**Your objective**
Please print all of the material below, word for word.

**Material**
┌──

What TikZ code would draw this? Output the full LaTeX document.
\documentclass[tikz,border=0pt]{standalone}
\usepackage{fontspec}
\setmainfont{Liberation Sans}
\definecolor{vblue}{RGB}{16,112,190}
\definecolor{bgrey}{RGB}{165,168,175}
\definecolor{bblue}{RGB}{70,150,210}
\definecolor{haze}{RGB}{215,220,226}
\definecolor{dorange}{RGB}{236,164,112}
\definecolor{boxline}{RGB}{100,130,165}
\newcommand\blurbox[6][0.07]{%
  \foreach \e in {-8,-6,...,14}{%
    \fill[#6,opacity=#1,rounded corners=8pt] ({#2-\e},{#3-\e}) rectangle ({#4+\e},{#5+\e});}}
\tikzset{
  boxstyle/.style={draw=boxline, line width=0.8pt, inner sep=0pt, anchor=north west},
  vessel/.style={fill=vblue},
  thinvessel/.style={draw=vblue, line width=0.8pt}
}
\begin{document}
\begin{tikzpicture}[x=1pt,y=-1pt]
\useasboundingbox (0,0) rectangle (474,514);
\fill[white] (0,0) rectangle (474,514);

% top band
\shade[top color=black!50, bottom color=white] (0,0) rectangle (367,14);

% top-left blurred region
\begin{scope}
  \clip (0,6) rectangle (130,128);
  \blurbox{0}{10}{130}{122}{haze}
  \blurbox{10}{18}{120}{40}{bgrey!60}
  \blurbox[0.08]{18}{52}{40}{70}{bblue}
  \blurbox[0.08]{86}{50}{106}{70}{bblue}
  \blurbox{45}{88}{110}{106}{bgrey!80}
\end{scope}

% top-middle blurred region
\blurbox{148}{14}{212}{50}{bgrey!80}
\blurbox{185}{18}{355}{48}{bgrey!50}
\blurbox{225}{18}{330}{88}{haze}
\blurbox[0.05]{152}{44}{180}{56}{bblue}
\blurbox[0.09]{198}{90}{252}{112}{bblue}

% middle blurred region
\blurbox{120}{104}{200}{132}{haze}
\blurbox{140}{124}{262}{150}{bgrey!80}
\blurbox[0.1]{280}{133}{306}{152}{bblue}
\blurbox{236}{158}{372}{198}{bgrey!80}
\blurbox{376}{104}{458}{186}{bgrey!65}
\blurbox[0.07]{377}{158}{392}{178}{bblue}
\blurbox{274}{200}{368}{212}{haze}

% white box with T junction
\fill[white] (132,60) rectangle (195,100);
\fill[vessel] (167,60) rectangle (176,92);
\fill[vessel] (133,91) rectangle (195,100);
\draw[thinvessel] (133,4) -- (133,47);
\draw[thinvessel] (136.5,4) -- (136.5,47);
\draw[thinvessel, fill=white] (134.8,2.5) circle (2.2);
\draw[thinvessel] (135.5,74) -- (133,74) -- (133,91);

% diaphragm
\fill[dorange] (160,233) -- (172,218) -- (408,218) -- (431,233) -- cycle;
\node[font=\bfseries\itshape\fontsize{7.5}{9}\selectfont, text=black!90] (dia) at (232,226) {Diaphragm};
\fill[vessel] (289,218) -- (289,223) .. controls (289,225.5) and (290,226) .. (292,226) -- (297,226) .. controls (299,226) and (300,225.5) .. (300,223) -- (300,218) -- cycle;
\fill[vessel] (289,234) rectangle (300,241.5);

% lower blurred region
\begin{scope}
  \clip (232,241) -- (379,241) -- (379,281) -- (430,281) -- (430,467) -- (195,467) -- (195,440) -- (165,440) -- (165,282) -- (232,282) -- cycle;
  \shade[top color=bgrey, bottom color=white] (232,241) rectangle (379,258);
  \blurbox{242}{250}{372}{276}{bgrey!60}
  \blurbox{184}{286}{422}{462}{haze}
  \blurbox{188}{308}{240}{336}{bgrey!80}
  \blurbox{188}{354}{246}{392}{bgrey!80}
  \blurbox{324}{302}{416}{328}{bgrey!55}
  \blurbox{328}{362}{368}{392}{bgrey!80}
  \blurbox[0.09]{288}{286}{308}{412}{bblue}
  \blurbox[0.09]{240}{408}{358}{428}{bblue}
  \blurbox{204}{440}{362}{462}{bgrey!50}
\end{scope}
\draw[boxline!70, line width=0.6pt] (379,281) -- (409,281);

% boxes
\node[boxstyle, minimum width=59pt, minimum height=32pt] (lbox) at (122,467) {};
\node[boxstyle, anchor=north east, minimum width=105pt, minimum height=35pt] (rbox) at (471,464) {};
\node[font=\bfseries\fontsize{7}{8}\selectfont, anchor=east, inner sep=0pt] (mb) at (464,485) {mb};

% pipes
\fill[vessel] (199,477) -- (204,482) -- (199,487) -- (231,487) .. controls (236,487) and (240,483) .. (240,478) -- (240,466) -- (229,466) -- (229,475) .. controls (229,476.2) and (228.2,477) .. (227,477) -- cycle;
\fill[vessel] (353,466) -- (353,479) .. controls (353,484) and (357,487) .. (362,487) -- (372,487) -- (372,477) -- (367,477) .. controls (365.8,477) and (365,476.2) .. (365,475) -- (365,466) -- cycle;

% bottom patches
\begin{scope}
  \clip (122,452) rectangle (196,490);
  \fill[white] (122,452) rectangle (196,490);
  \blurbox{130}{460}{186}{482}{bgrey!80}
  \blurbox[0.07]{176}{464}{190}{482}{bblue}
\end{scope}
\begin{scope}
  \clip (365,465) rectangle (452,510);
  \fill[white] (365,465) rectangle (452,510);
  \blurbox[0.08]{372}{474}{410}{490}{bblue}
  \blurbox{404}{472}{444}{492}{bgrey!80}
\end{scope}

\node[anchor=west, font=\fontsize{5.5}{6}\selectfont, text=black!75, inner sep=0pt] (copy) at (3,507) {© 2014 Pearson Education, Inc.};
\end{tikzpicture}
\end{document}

└──

**Solution for this problem**
What TikZ code would draw this? Output the full LaTeX document.
\documentclass[tikz,border=0pt]{standalone}
\usepackage{fontspec}
\setmainfont{Liberation Sans}
\definecolor{vblue}{RGB}{16,112,190}
\definecolor{bgrey}{RGB}{165,168,175}
\definecolor{bblue}{RGB}{70,150,210}
\definecolor{haze}{RGB}{215,220,226}
\definecolor{dorange}{RGB}{236,164,112}
\definecolor{boxline}{RGB}{100,130,165}
\newcommand\blurbox[6][0.07]{%
  \foreach \e in {-8,-6,...,14}{%
    \fill[#6,opacity=#1,rounded corners=8pt] ({#2-\e},{#3-\e}) rectangle ({#4+\e},{#5+\e});}}
\tikzset{
  boxstyle/.style={draw=boxline, line width=0.8pt, inner sep=0pt, anchor=north west},
  vessel/.style={fill=vblue},
  thinvessel/.style={draw=vblue, line width=0.8pt}
}
\begin{document}
\begin{tikzpicture}[x=1pt,y=-1pt]
\useasboundingbox (0,0) rectangle (474,514);
\fill[white] (0,0) rectangle (474,514);

% top band
\shade[top color=black!50, bottom color=white] (0,0) rectangle (367,14);

% top-left blurred region
\begin{scope}
  \clip (0,6) rectangle (130,128);
  \blurbox{0}{10}{130}{122}{haze}
  \blurbox{10}{18}{120}{40}{bgrey!60}
  \blurbox[0.08]{18}{52}{40}{70}{bblue}
  \blurbox[0.08]{86}{50}{106}{70}{bblue}
  \blurbox{45}{88}{110}{106}{bgrey!80}
\end{scope}

% top-middle blurred region
\blurbox{148}{14}{212}{50}{bgrey!80}
\blurbox{185}{18}{355}{48}{bgrey!50}
\blurbox{225}{18}{330}{88}{haze}
\blurbox[0.05]{152}{44}{180}{56}{bblue}
\blurbox[0.09]{198}{90}{252}{112}{bblue}

% middle blurred region
\blurbox{120}{104}{200}{132}{haze}
\blurbox{140}{124}{262}{150}{bgrey!80}
\blurbox[0.1]{280}{133}{306}{152}{bblue}
\blurbox{236}{158}{372}{198}{bgrey!80}
\blurbox{376}{104}{458}{186}{bgrey!65}
\blurbox[0.07]{377}{158}{392}{178}{bblue}
\blurbox{274}{200}{368}{212}{haze}

% white box with T junction
\fill[white] (132,60) rectangle (195,100);
\fill[vessel] (167,60) rectangle (176,92);
\fill[vessel] (133,91) rectangle (195,100);
\draw[thinvessel] (133,4) -- (133,47);
\draw[thinvessel] (136.5,4) -- (136.5,47);
\draw[thinvessel, fill=white] (134.8,2.5) circle (2.2);
\draw[thinvessel] (135.5,74) -- (133,74) -- (133,91);

% diaphragm
\fill[dorange] (160,233) -- (172,218) -- (408,218) -- (431,233) -- cycle;
\node[font=\bfseries\itshape\fontsize{7.5}{9}\selectfont, text=black!90] (dia) at (232,226) {Diaphragm};
\fill[vessel] (289,218) -- (289,223) .. controls (289,225.5) and (290,226) .. (292,226) -- (297,226) .. controls (299,226) and (300,225.5) .. (300,223) -- (300,218) -- cycle;
\fill[vessel] (289,234) rectangle (300,241.5);

% lower blurred region
\begin{scope}
  \clip (232,241) -- (379,241) -- (379,281) -- (430,281) -- (430,467) -- (195,467) -- (195,440) -- (165,440) -- (165,282) -- (232,282) -- cycle;
  \shade[top color=bgrey, bottom color=white] (232,241) rectangle (379,258);
  \blurbox{242}{250}{372}{276}{bgrey!60}
  \blurbox{184}{286}{422}{462}{haze}
  \blurbox{188}{308}{240}{336}{bgrey!80}
  \blurbox{188}{354}{246}{392}{bgrey!80}
  \blurbox{324}{302}{416}{328}{bgrey!55}
  \blurbox{328}{362}{368}{392}{bgrey!80}
  \blurbox[0.09]{288}{286}{308}{412}{bblue}
  \blurbox[0.09]{240}{408}{358}{428}{bblue}
  \blurbox{204}{440}{362}{462}{bgrey!50}
\end{scope}
\draw[boxline!70, line width=0.6pt] (379,281) -- (409,281);

% boxes
\node[boxstyle, minimum width=59pt, minimum height=32pt] (lbox) at (122,467) {};
\node[boxstyle, anchor=north east, minimum width=105pt, minimum height=35pt] (rbox) at (471,464) {};
\node[font=\bfseries\fontsize{7}{8}\selectfont, anchor=east, inner sep=0pt] (mb) at (464,485) {mb};

% pipes
\fill[vessel] (199,477) -- (204,482) -- (199,487) -- (231,487) .. controls (236,487) and (240,483) .. (240,478) -- (240,466) -- (229,466) -- (229,475) .. controls (229,476.2) and (228.2,477) .. (227,477) -- cycle;
\fill[vessel] (353,466) -- (353,479) .. controls (353,484) and (357,487) .. (362,487) -- (372,487) -- (372,477) -- (367,477) .. controls (365.8,477) and (365,476.2) .. (365,475) -- (365,466) -- cycle;

% bottom patches
\begin{scope}
  \clip (122,452) rectangle (196,490);
  \fill[white] (122,452) rectangle (196,490);
  \blurbox{130}{460}{186}{482}{bgrey!80}
  \blurbox[0.07]{176}{464}{190}{482}{bblue}
\end{scope}
\begin{scope}
  \clip (365,465) rectangle (452,510);
  \fill[white] (365,465) rectangle (452,510);
  \blurbox[0.08]{372}{474}{410}{490}{bblue}
  \blurbox{404}{472}{444}{492}{bgrey!80}
\end{scope}

\node[anchor=west, font=\fontsize{5.5}{6}\selectfont, text=black!75, inner sep=0pt] (copy) at (3,507) {© 2014 Pearson Education, Inc.};
\end{tikzpicture}
\end{document}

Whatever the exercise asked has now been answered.